• STATED EXERCISE:
Could you repeat, exactly as they stand, the lines between the one with "Output the component" and the one with "Chart.register(...registerables);", inclusive, minus the pictures?

------------

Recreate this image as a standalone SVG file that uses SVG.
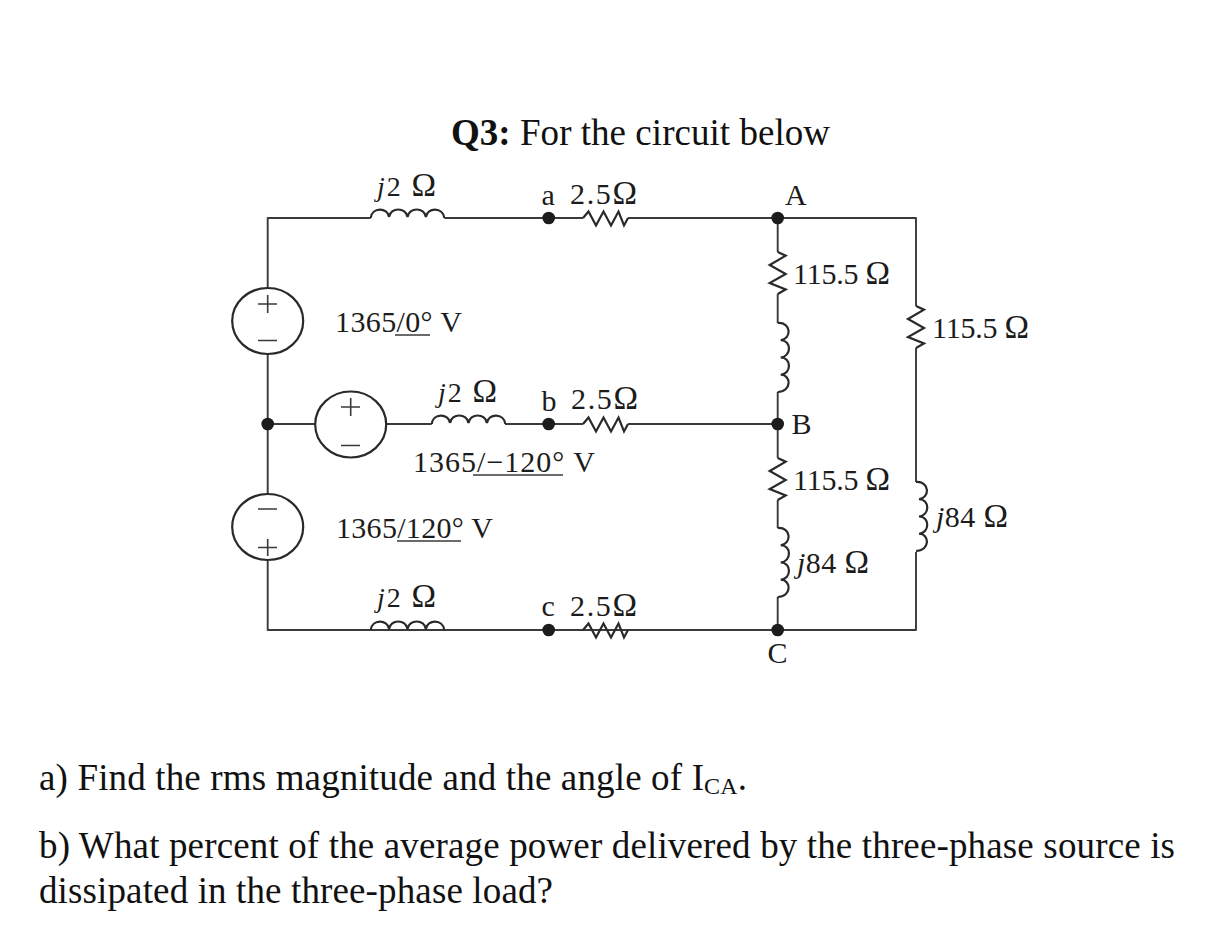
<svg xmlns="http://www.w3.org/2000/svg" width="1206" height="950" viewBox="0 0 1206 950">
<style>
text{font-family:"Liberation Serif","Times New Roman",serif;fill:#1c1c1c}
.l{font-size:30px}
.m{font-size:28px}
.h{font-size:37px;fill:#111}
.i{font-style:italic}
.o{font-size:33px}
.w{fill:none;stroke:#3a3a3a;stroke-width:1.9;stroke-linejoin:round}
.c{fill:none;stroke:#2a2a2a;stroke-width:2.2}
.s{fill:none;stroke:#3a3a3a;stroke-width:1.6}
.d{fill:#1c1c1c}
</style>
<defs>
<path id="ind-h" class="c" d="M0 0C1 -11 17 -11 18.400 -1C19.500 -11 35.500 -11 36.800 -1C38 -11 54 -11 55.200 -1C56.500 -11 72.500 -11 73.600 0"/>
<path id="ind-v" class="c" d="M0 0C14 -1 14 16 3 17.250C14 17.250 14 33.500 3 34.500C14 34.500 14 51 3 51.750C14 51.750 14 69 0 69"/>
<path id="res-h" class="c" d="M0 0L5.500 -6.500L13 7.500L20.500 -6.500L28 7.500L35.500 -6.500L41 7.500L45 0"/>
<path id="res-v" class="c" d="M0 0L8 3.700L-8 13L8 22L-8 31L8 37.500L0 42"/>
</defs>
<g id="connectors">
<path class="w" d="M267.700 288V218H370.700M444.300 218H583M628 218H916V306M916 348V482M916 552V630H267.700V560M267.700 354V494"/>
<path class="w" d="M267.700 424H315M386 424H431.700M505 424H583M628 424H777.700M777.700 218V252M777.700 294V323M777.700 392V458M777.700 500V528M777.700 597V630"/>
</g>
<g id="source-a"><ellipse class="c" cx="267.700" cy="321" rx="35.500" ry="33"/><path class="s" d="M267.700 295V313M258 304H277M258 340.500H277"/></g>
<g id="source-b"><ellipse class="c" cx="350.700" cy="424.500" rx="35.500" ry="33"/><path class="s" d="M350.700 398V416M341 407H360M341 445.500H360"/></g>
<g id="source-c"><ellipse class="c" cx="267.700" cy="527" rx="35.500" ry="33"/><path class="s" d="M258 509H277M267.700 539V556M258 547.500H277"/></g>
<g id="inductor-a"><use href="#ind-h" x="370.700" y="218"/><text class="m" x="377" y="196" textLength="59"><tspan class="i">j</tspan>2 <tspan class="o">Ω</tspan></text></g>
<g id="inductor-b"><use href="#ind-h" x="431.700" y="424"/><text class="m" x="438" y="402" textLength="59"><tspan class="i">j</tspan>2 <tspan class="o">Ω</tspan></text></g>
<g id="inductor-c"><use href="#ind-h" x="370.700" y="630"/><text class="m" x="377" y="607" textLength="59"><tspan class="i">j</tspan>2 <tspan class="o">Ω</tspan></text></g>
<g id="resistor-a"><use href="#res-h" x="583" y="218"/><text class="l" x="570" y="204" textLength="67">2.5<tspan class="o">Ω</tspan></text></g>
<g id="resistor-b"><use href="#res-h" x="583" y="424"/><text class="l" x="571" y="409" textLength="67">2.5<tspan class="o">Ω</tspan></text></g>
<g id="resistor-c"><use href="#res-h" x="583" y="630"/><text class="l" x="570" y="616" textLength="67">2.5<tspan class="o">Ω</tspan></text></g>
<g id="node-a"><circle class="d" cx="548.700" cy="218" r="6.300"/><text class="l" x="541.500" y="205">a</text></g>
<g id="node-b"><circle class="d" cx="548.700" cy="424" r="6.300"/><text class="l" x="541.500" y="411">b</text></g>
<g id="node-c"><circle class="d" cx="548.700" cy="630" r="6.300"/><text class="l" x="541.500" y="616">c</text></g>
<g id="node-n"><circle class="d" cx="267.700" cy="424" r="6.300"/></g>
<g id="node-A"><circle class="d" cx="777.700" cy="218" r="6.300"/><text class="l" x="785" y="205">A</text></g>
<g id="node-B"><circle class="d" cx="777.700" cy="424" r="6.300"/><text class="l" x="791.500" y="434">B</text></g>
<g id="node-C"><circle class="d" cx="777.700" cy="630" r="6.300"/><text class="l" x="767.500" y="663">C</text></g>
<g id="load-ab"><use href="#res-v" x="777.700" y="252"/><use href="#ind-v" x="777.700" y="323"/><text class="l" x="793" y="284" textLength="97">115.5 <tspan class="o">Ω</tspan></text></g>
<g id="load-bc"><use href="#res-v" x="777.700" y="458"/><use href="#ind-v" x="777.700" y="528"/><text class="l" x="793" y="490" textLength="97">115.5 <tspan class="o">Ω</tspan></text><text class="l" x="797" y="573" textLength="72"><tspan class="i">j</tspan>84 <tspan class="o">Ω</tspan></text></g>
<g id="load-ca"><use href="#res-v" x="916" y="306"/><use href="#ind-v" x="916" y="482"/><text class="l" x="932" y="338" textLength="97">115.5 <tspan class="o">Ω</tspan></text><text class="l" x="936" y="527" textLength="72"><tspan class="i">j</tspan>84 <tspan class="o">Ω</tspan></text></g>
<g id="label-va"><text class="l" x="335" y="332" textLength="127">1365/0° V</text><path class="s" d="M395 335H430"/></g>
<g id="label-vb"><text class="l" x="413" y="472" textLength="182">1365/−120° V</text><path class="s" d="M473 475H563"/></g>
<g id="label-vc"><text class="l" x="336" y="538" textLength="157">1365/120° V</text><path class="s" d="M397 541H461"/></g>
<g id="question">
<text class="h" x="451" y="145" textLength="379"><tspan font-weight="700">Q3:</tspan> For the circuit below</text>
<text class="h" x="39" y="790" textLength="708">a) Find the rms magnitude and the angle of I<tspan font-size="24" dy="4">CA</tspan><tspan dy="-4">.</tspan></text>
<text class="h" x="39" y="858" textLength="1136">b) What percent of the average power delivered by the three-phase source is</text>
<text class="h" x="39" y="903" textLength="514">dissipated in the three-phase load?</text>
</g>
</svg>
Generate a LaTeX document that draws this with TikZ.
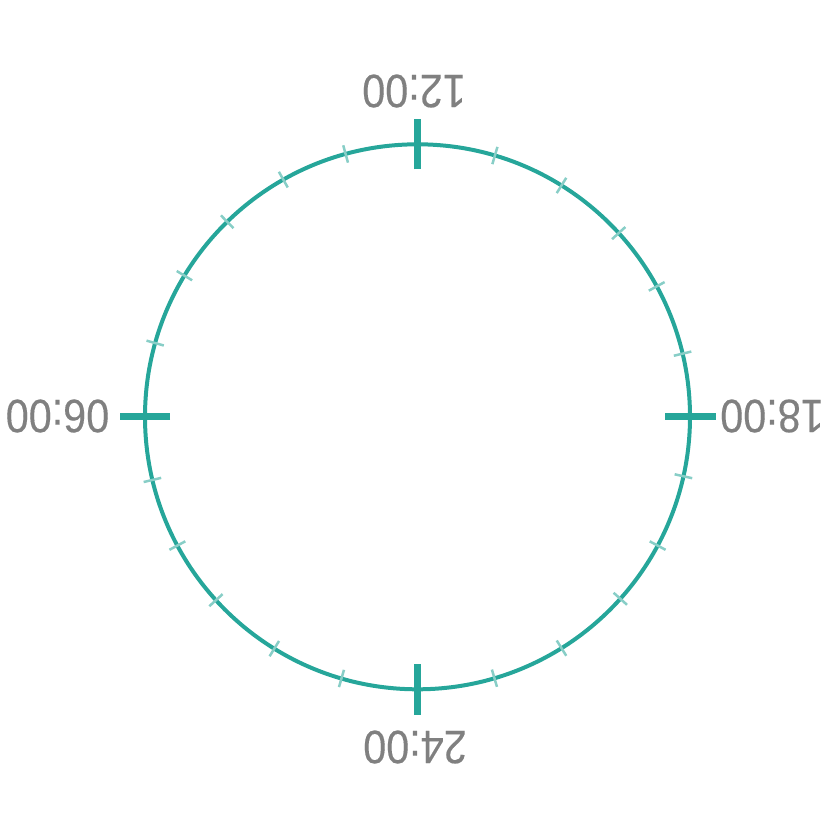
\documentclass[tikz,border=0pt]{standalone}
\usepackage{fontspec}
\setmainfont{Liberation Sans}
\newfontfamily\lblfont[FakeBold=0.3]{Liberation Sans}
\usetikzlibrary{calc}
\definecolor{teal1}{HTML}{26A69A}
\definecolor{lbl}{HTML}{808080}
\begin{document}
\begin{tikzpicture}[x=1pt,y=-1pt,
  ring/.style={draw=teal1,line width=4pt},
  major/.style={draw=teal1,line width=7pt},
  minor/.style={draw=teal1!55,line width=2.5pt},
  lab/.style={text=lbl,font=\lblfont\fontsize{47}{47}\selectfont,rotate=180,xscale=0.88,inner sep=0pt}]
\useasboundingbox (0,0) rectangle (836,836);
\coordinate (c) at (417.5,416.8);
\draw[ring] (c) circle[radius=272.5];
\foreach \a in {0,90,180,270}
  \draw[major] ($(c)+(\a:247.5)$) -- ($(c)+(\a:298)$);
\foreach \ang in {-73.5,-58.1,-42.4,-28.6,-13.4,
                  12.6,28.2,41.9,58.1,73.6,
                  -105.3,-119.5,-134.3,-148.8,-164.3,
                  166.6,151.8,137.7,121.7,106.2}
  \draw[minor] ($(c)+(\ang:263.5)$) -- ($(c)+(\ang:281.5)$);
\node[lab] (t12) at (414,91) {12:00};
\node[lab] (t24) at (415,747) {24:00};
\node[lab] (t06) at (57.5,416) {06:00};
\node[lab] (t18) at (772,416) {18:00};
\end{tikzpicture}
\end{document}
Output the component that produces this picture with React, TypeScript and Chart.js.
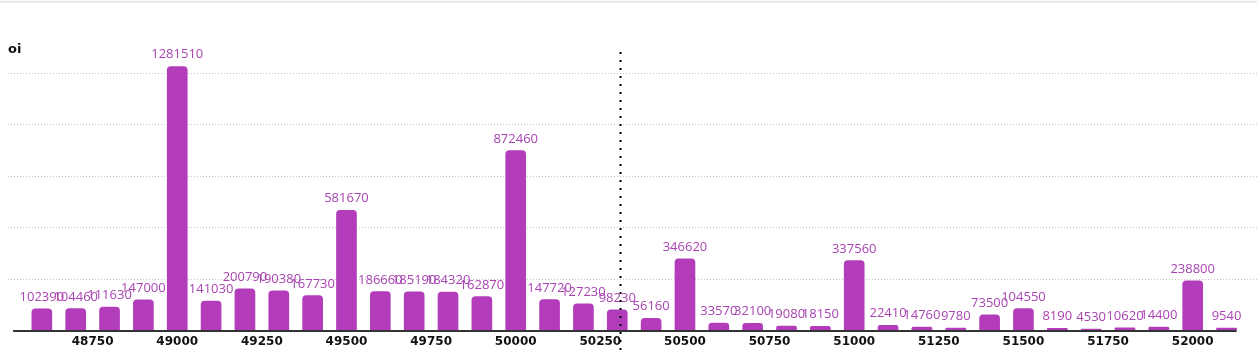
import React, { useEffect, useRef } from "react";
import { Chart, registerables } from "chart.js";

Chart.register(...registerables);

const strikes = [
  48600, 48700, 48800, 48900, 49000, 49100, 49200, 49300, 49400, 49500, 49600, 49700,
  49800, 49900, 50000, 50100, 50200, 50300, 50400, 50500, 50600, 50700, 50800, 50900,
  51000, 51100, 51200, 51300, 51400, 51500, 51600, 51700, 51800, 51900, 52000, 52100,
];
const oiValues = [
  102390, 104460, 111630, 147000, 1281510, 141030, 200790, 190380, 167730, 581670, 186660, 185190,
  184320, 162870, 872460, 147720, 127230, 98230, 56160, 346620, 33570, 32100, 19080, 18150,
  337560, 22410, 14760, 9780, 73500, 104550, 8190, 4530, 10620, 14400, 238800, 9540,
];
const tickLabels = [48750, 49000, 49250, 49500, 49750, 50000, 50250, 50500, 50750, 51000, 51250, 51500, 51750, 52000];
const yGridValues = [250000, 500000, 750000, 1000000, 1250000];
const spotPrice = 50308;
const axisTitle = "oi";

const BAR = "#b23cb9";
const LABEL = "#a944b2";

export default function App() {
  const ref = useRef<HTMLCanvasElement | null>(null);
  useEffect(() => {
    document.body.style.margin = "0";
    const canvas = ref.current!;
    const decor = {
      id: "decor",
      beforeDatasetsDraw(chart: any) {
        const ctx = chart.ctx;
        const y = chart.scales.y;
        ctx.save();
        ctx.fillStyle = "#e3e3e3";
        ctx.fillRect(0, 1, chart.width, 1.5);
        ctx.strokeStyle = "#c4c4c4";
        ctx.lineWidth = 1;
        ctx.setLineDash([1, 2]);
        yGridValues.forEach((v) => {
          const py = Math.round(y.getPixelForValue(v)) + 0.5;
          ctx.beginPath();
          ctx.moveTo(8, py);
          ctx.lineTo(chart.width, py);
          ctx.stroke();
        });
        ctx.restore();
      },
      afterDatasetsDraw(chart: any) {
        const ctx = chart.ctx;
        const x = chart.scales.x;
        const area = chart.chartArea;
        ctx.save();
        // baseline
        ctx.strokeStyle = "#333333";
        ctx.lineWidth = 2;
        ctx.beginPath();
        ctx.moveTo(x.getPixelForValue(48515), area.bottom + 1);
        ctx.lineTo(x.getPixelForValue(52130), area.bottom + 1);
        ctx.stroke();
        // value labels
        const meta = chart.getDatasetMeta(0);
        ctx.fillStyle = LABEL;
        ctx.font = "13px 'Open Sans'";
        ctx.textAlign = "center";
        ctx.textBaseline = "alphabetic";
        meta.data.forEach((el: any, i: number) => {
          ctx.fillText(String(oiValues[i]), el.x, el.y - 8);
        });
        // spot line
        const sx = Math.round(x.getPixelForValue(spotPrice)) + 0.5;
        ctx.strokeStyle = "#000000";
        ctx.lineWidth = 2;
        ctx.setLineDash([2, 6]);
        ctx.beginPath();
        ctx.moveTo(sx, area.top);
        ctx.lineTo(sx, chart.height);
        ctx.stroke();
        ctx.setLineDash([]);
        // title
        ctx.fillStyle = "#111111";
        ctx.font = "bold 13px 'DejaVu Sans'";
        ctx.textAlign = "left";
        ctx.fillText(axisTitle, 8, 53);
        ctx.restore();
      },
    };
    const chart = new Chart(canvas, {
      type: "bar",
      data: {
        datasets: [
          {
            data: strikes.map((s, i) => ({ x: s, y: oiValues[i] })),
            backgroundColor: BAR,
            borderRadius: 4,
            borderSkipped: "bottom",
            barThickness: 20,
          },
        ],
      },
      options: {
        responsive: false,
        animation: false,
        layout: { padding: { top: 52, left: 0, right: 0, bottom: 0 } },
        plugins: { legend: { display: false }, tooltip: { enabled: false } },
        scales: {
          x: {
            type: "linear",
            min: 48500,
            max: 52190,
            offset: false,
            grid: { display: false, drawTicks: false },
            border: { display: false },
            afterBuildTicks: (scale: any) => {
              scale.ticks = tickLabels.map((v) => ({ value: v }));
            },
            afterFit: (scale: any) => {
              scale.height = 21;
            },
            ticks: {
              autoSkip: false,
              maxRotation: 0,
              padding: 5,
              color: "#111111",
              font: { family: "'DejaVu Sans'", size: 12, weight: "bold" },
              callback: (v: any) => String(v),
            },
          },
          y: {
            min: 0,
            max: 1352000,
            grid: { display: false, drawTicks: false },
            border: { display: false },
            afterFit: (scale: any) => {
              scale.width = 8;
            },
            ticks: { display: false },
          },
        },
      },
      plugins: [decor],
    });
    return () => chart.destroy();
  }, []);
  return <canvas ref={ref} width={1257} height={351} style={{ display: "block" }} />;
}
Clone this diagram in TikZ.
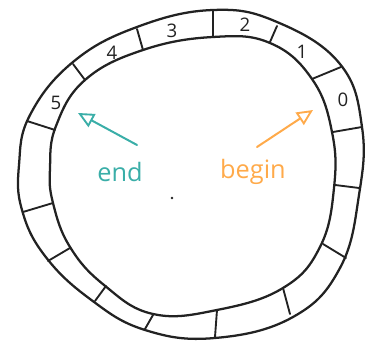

------------

• SOLUTION:
Output the component that produces this picture with React, TypeScript and Chart.js.
import React, { useEffect, useRef } from "react";
import { Chart, registerables } from "chart.js";

Chart.register(...registerables);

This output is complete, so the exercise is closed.